Could you please do a "show ip mroute count" for a specific s,g on the CE where you do have receivers. Could you also check that the RPF check is successful using "show ip rpf " on that same CE.

Regards,

Harold Ritter
Sr Technical Leader
CCIE 4168 (R&S, SP)
harold@cisco.com
México móvil: +52 1 55 8312 4915
Cisco México
Paseo de la Reforma 222
Piso 19
Cuauhtémoc, Juárez
Ciudad de México, 06600
México

CustomerB Site#sh ip mroute 239.195.0.0 count

IP Multicast Statistics

30 routes using 16838 bytes of memory

16 groups, 0.87 average sources per group

Forwarding Counts: Pkt Count/Pkts(neg(-) = Drops) per second/Avg Pkt Size/Kilobits per second

Other counts: Total/RPF failed/Other drops(OIF-null, rate-limit etc)

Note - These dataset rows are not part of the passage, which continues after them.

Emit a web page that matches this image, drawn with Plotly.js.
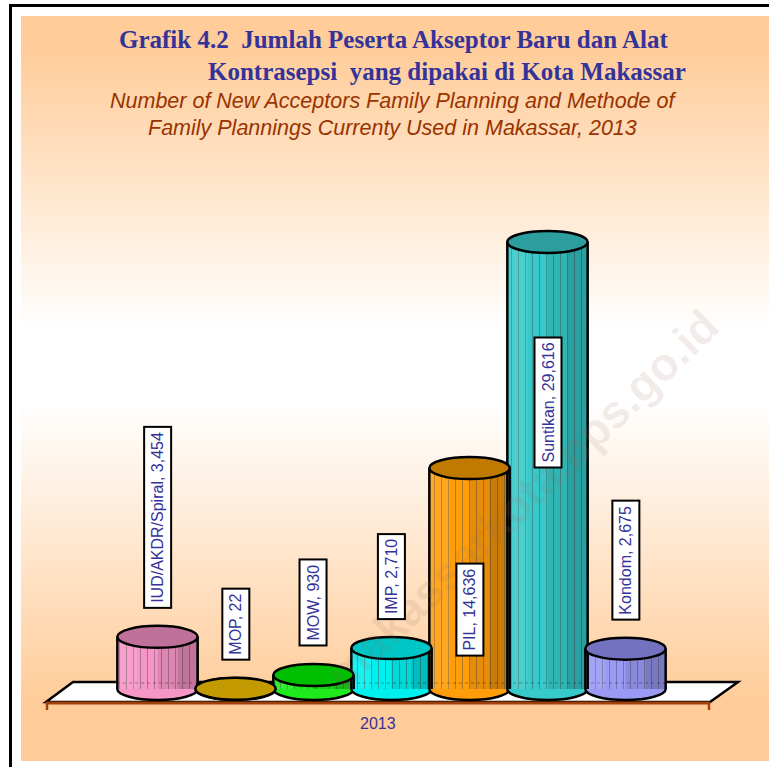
<!DOCTYPE html>
<html><head><meta charset="utf-8">
<script src="https://cdn.plot.ly/plotly-3.0.1.min.js"></script>
<style>
html,body{margin:0;padding:0;background:#fff;overflow:hidden;width:769px;height:767px;}
#frame{position:absolute;left:9px;top:4px;width:780px;height:780px;border-left:3px solid #000;border-top:3px solid #000;}
#bg{position:absolute;left:21px;top:16px;width:748px;height:745px;
background:linear-gradient(to bottom,#FFCC99 0%,#FFCD9B 5%,#FFFFFF 42%,#FFFFFF 52%,#FFCC99 92%,#FFCC99 100%);}
#chart{position:absolute;left:0;top:0;width:769px;height:767px;}
</style></head><body>
<div id="frame"></div><div id="bg"></div><div id="chart"></div>
<script>
// ---- data ----
const categories = ['IUD/AKDR/Spiral', 'MOP', 'MOW', 'IMP', 'PIL', 'Suntikan', 'Kondom'];
const values = [3454, 22, 930, 2710, 14636, 29616, 2675];
const yearLabel = '2013';
const titleLines = [
  'Grafik 4.2  Jumlah Peserta Akseptor Baru dan Alat',
  'Kontrasepsi  yang dipakai di Kota Makassar',
  'Number of New Acceptors Family Planning and Methode of',
  'Family Plannings Currenty Used in Makassar, 2013'
];
const watermark = 'makassarkota.bps.go.id';

// ---- styles ----
const bodyColors = ['#F596C6', '#C49C00', '#1EEA1E', '#00F0F0', '#FF9E0A', '#36CACA', '#9A9AF5'];
const topColors  = ['#BF7199', '#C39B00', '#00BF00', '#00C6C6', '#C07A00', '#2C9E9E', '#7272C0'];
const W = 1.03;          // cylinder width in category units
const CAP = 11;          // half height of ellipse caps, px

// pixel helpers for decoration placement (plot area: x 46..738, y 180..702)
const L = 46, T = 180, PW = 692, PH = 522;
const fx = px => (px - L) / PW;
const fy = py => (T + PH - py) / PH;

const idx = categories.map((c, i) => i);

const bar = {
  type: 'bar',
  x: categories,
  y: values,
  width: W,
  hoverinfo: 'skip',
  marker: {
    color: bodyColors,
    line: {width: 0},
    pattern: {shape: '|', fillmode: 'overlay', fgcolor: 'rgba(255,255,255,0.45)', size: 7, solidity: 0.12}
  }
};

const shapes = [];
// floor
shapes.push({type: 'path', xref: 'paper', yref: 'paper', layer: 'below',
  path: `M ${fx(46)},${fy(702)} L ${fx(73)},${fy(682)} L ${fx(738)},${fy(682)} L ${fx(710)},${fy(702)} Z`,
  fillcolor: '#FFFFFF', line: {color: '#000000', width: 2.5}});
shapes.push({type: 'line', xref: 'paper', yref: 'paper', layer: 'below',
  x0: fx(46), x1: fx(710), y0: fy(703), y1: fy(703), line: {color: '#A0400A', width: 3}});
[47, 709].forEach(px => shapes.push({type: 'line', xref: 'paper', yref: 'paper', layer: 'below',
  x0: fx(px), x1: fx(px), y0: fy(702), y1: fy(710), line: {color: '#A0400A', width: 2.5}}));
// dotted floor back edge seen through bars
shapes.push({type: 'line', xref: 'paper', yref: 'paper', layer: 'above',
  x0: fx(117), x1: fx(667), y0: fy(683), y1: fy(683), line: {color: 'rgba(0,0,0,0.35)', width: 1, dash: 'dot'}});

// bottom ellipses (below bars)
idx.forEach(i => shapes.push({type: 'circle', xref: 'x', yref: 'y', layer: 'below',
  x0: i - W / 2, x1: i + W / 2, ysizemode: 'pixel', yanchor: 0, y0: -CAP, y1: CAP,
  fillcolor: bodyColors[i], line: {color: '#000', width: 2.5}}));

// shading overlays (gradient impression)
idx.forEach(i => {
  shapes.push({type: 'rect', xref: 'x', yref: 'y', layer: 'above',
    x0: i, x1: i + W / 2, y0: 0, y1: values[i], fillcolor: 'rgba(0,0,0,0.10)', line: {width: 0}});
  shapes.push({type: 'rect', xref: 'x', yref: 'y', layer: 'above',
    x0: i + W * 0.25, x1: i + W / 2, y0: 0, y1: values[i], fillcolor: 'rgba(0,0,0,0.12)', line: {width: 0}});
  shapes.push({type: 'rect', xref: 'x', yref: 'y', layer: 'above',
    x0: i - W / 2, x1: i - W * 0.25, y0: 0, y1: values[i], fillcolor: 'rgba(255,255,255,0.10)', line: {width: 0}});
});
// side outlines
idx.forEach(i => [i - W / 2, i + W / 2].forEach(xx => shapes.push({type: 'line', xref: 'x', yref: 'y', layer: 'above',
  x0: xx, x1: xx, y0: 0, y1: values[i], line: {color: '#000', width: 2.5}})));
// top ellipses
idx.forEach(i => shapes.push({type: 'circle', xref: 'x', yref: 'y', layer: 'above',
  x0: i - W / 2, x1: i + W / 2, ysizemode: 'pixel', yanchor: values[i], y0: -CAP, y1: CAP,
  fillcolor: topColors[i], line: {color: '#000', width: 2.5}}));

const annotations = [];
// watermark first so labels sit above it
annotations.push({xref: 'paper', yref: 'paper', x: fx(522), y: fy(500), text: '<b>' + watermark + '</b>',
  showarrow: false, textangle: -44, xanchor: 'center', yanchor: 'middle',
  font: {family: 'Liberation Sans, Arial, sans-serif', size: 46, color: 'rgba(150,110,90,0.13)'}});

const labelFont = {family: 'Liberation Sans, Arial, sans-serif', size: 16, color: '#333399'};
idx.forEach(i => {
  const inside = values[i] > 10000;
  annotations.push({
    xref: 'x', yref: 'y', x: categories[i], y: values[i],
    text: categories[i] + ', ' + values[i].toLocaleString('en-US'),
    showarrow: false, textangle: -90,
    xanchor: 'center', yanchor: inside ? 'top' : 'bottom', yshift: inside ? -95 : 28,
    bgcolor: '#FFFFFF', bordercolor: '#000000', borderwidth: 2, borderpad: 4,
    font: labelFont
  });
});
annotations.push({xref: 'paper', yref: 'paper', x: fx(378), y: fy(723), text: yearLabel, showarrow: false,
  xanchor: 'center', yanchor: 'middle', font: labelFont});

const titleFont = {family: 'Liberation Serif, Times New Roman, serif', size: 25, color: '#333399', weight: 'bold'};
const subFont = {family: 'Liberation Sans, Arial, sans-serif', size: 21.5, color: '#993300', style: 'italic'};
[[394, 40, titleFont], [447, 71, titleFont], [393, 101, subFont], [393, 128, subFont]].forEach((p, k) => {
  annotations.push({xref: 'paper', yref: 'paper', x: fx(p[0]), y: fy(p[1]),
    text: k < 2 ? '<b>' + titleLines[k] + '</b>' : '<i>' + titleLines[k] + '</i>',
    showarrow: false, xanchor: 'center', yanchor: 'middle', font: p[2]});
});

const layout = {
  width: 769, height: 767,
  margin: {l: L, r: 769 - L - PW, t: T, b: 767 - T - PH, pad: 0},
  paper_bgcolor: 'rgba(0,0,0,0)', plot_bgcolor: 'rgba(0,0,0,0)',
  showlegend: false,
  xaxis: {type: 'category', range: [(46 - 157.5) / 78, (738 - 157.5) / 78], visible: false, fixedrange: true},
  yaxis: {range: [-13 * 29616 / 447, (689 - T) * 29616 / 447], visible: false, fixedrange: true},
  shapes: shapes,
  annotations: annotations
};

Plotly.newPlot('chart', [bar], layout, {displayModeBar: false, staticPlot: true});
</script>
</body></html>
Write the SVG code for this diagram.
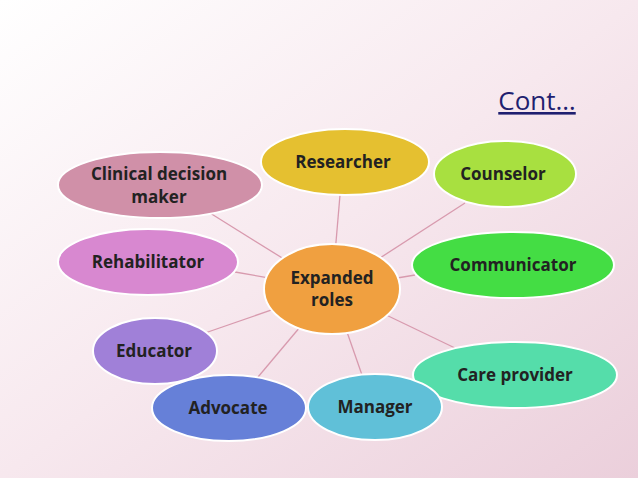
<svg xmlns="http://www.w3.org/2000/svg" width="638" height="478" viewBox="0 0 638 478">
<defs>
<linearGradient id="bg" x1="0" y1="0" x2="1" y2="1">
<stop offset="0" stop-color="#ffffff"/><stop offset="0.5" stop-color="#f7e8ee"/><stop offset="1" stop-color="#ebcfdb"/>
</linearGradient>
<style>
.n{stroke:#ffffff;stroke-width:2}
.t{font-family:"Open Sans","DejaVu Sans",sans-serif;font-weight:bold;font-size:17px;fill:#222;text-anchor:middle}
.c line{stroke:#d89aae;stroke-width:1.3}
</style>
</defs>
<rect width="638" height="478" fill="url(#bg)"/>
<text x="537" y="110" font-family="Open Sans, DejaVu Sans, sans-serif" font-size="26" fill="#1f1f70" text-anchor="middle" text-decoration="underline">Cont…</text>
<g class="c">
<line x1="332" y1="289" x2="340" y2="195"/>
<line x1="332" y1="289" x2="465" y2="203"/>
<line x1="332" y1="289" x2="415" y2="275"/>
<line x1="332" y1="289" x2="455" y2="348"/>
<line x1="332" y1="289" x2="362" y2="375"/>
<line x1="332" y1="289" x2="258" y2="377"/>
<line x1="332" y1="289" x2="205" y2="333"/>
<line x1="332" y1="289" x2="235" y2="272"/>
<line x1="332" y1="289" x2="210" y2="213"/>
</g>
<g id="researcher"><ellipse class="n" cx="345" cy="162" rx="84" ry="33" fill="#e5c030"/><text class="t" x="343" y="168">Researcher</text></g>
<g id="counselor"><ellipse class="n" cx="505" cy="174" rx="71" ry="33" fill="#a8e040"/><text class="t" x="503" y="180">Counselor</text></g>
<g id="communicator"><ellipse class="n" cx="513" cy="265" rx="101" ry="33" fill="#44dd44"/><text class="t" x="513" y="271">Communicator</text></g>
<g id="careprovider"><ellipse class="n" cx="515" cy="375" rx="102" ry="33" fill="#55ddaa"/><text class="t" x="515" y="381">Care provider</text></g>
<g id="manager"><ellipse class="n" cx="375" cy="407" rx="67" ry="33" fill="#60c0d8"/><text class="t" x="375" y="413">Manager</text></g>
<g id="advocate"><ellipse class="n" cx="229" cy="408" rx="77" ry="33" fill="#6680d8"/><text class="t" x="228" y="414">Advocate</text></g>
<g id="educator"><ellipse class="n" cx="155" cy="351" rx="62" ry="33" fill="#a080d8"/><text class="t" x="154" y="357">Educator</text></g>
<g id="rehabilitator"><ellipse class="n" cx="148" cy="262" rx="90" ry="33" fill="#d888d0"/><text class="t" x="148" y="268">Rehabilitator</text></g>
<g id="clinical"><ellipse class="n" cx="160" cy="185" rx="102" ry="33" fill="#d090a8"/><text class="t" x="159" y="180">Clinical decision</text><text class="t" x="159" y="203">maker</text></g>
<g id="expanded"><ellipse class="n" cx="332" cy="289" rx="68" ry="45" fill="#f0a040"/><text class="t" x="332" y="284">Expanded</text><text class="t" x="332" y="306">roles</text></g>
</svg>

Group: 239.195.0.0, Source count: 4, Packets forwarded: 333727, Packets received: 333733

RP-tree: Forwarding: 0/0/0/0, Other: 0/0/0

Source: 10.0.36.254/32, Forwarding: 102371/1/486/5, Other: 102377/6/0

Source: 10.0.50.254/32, Forwarding: 39902/1/458/1, Other: 39902/0/0

Source: 192.168.253.252/32, Forwarding: 160692/1/494/2, Other: 160692/0/0

Source: 192.168.253.254/32, Forwarding: 30762/1/392/3, Other: 30762/0/0

CustomerB Site#sh ip rpf 10.0.50.254

RPF information for ? (10.0.50.254)

RPF interface: Multilink1

RPF neighbor: ? (192.168.252.1)

RPF route/mask: 10.0.50.0/24

RPF type: unicast (bgp 65502)

RPF recursion count: 2

Doing distance-preferred lookups across tables

CustomerB Site#

10.0.50.254 is a server broadcasting a multicast stream for CustomerB. Its information is not making it across the Tunnel, even though the route itself is.